*WHAT TO WORK ON*. Copy the listing verbatim, excluding any images found in it.
+++ SUPPLIED MATERIAL +++
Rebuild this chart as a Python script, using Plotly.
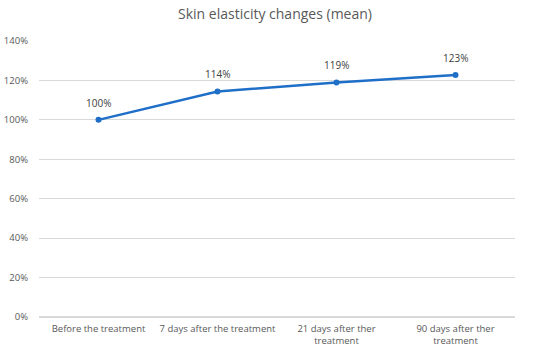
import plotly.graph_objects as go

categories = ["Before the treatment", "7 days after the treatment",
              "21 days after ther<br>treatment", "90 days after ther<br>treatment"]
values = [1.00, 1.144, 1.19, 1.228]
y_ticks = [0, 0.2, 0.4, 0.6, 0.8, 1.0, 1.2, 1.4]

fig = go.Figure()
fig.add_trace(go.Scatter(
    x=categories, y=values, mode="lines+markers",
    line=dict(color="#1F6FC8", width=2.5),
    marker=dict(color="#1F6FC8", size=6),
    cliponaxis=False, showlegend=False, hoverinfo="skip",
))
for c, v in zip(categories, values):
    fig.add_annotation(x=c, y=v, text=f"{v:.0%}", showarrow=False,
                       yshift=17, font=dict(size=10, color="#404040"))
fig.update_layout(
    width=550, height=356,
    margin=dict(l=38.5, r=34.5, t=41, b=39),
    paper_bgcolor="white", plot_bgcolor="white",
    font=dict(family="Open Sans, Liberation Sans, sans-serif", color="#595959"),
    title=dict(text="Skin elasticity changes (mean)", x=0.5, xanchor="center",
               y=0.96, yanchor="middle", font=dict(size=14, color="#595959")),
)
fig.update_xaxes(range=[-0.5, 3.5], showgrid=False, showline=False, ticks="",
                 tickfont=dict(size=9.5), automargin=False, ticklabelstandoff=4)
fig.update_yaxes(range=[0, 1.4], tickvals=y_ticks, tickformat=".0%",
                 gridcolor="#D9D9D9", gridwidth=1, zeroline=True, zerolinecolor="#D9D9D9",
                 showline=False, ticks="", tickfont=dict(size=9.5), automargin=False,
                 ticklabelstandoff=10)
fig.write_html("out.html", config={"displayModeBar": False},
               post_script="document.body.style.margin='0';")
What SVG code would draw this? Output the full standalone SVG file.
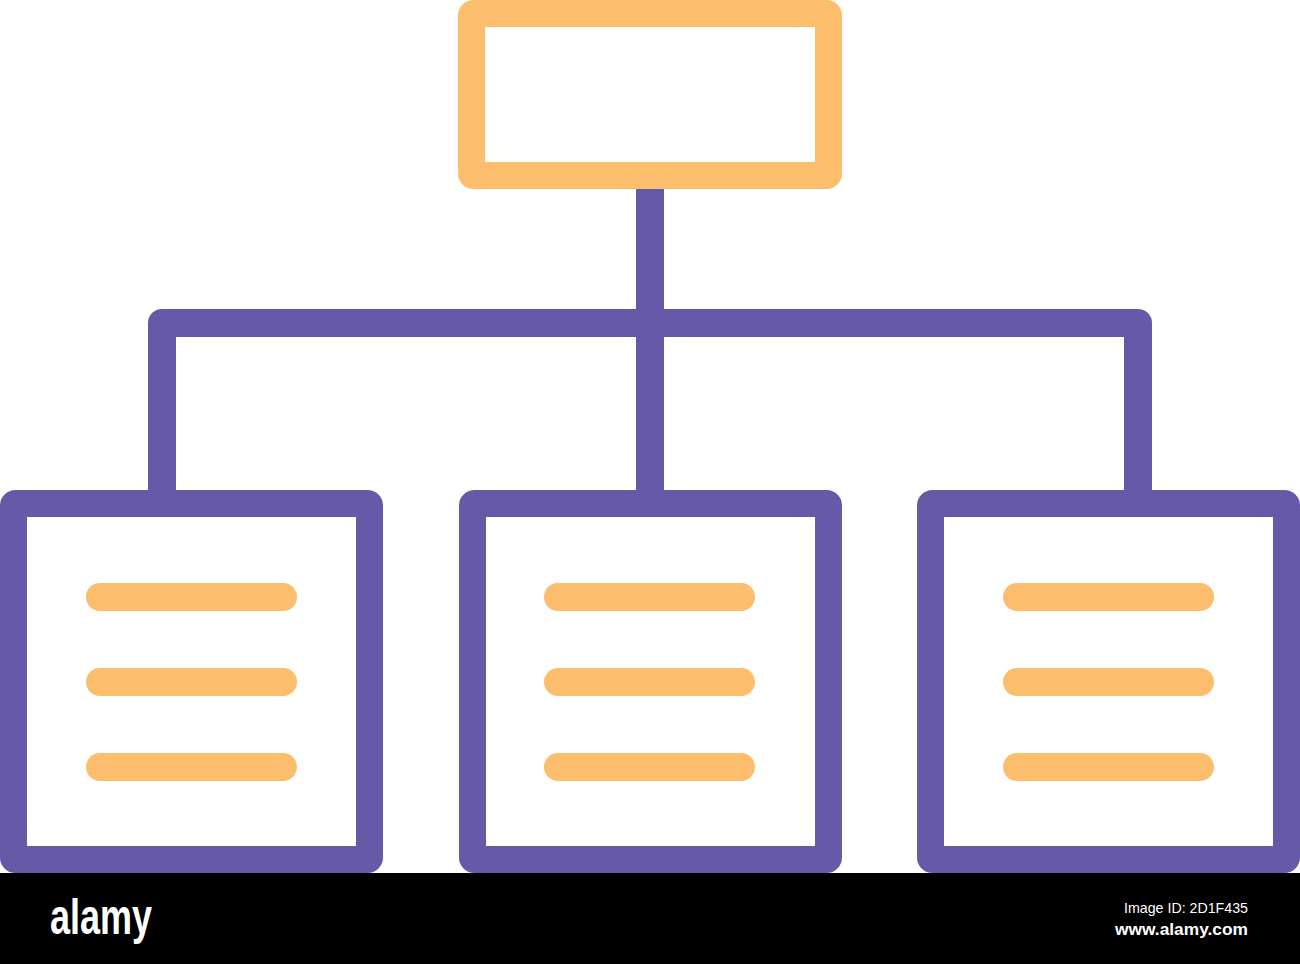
+++
*OUTPUT OF THE TASK*.
Rebuild this chart as a Python script, using Plotly.
import plotly.graph_objects as go

categories = ["Before the treatment", "7 days after the treatment",
              "21 days after ther<br>treatment", "90 days after ther<br>treatment"]
values = [1.00, 1.144, 1.19, 1.228]
y_ticks = [0, 0.2, 0.4, 0.6, 0.8, 1.0, 1.2, 1.4]

fig = go.Figure()
fig.add_trace(go.Scatter(
    x=categories, y=values, mode="lines+markers",
    line=dict(color="#1F6FC8", width=2.5),
    marker=dict(color="#1F6FC8", size=6),
    cliponaxis=False, showlegend=False, hoverinfo="skip",
))
for c, v in zip(categories, values):
    fig.add_annotation(x=c, y=v, text=f"{v:.0%}", showarrow=False,
                       yshift=17, font=dict(size=10, color="#404040"))
fig.update_layout(
    width=550, height=356,
    margin=dict(l=38.5, r=34.5, t=41, b=39),
    paper_bgcolor="white", plot_bgcolor="white",
    font=dict(family="Open Sans, Liberation Sans, sans-serif", color="#595959"),
    title=dict(text="Skin elasticity changes (mean)", x=0.5, xanchor="center",
               y=0.96, yanchor="middle", font=dict(size=14, color="#595959")),
)
fig.update_xaxes(range=[-0.5, 3.5], showgrid=False, showline=False, ticks="",
                 tickfont=dict(size=9.5), automargin=False, ticklabelstandoff=4)
fig.update_yaxes(range=[0, 1.4], tickvals=y_ticks, tickformat=".0%",
                 gridcolor="#D9D9D9", gridwidth=1, zeroline=True, zerolinecolor="#D9D9D9",
                 showline=False, ticks="", tickfont=dict(size=9.5), automargin=False,
                 ticklabelstandoff=10)
fig.write_html("out.html", config={"displayModeBar": False},
               post_script="document.body.style.margin='0';")
What SVG code would draw this? Output the full standalone SVG file.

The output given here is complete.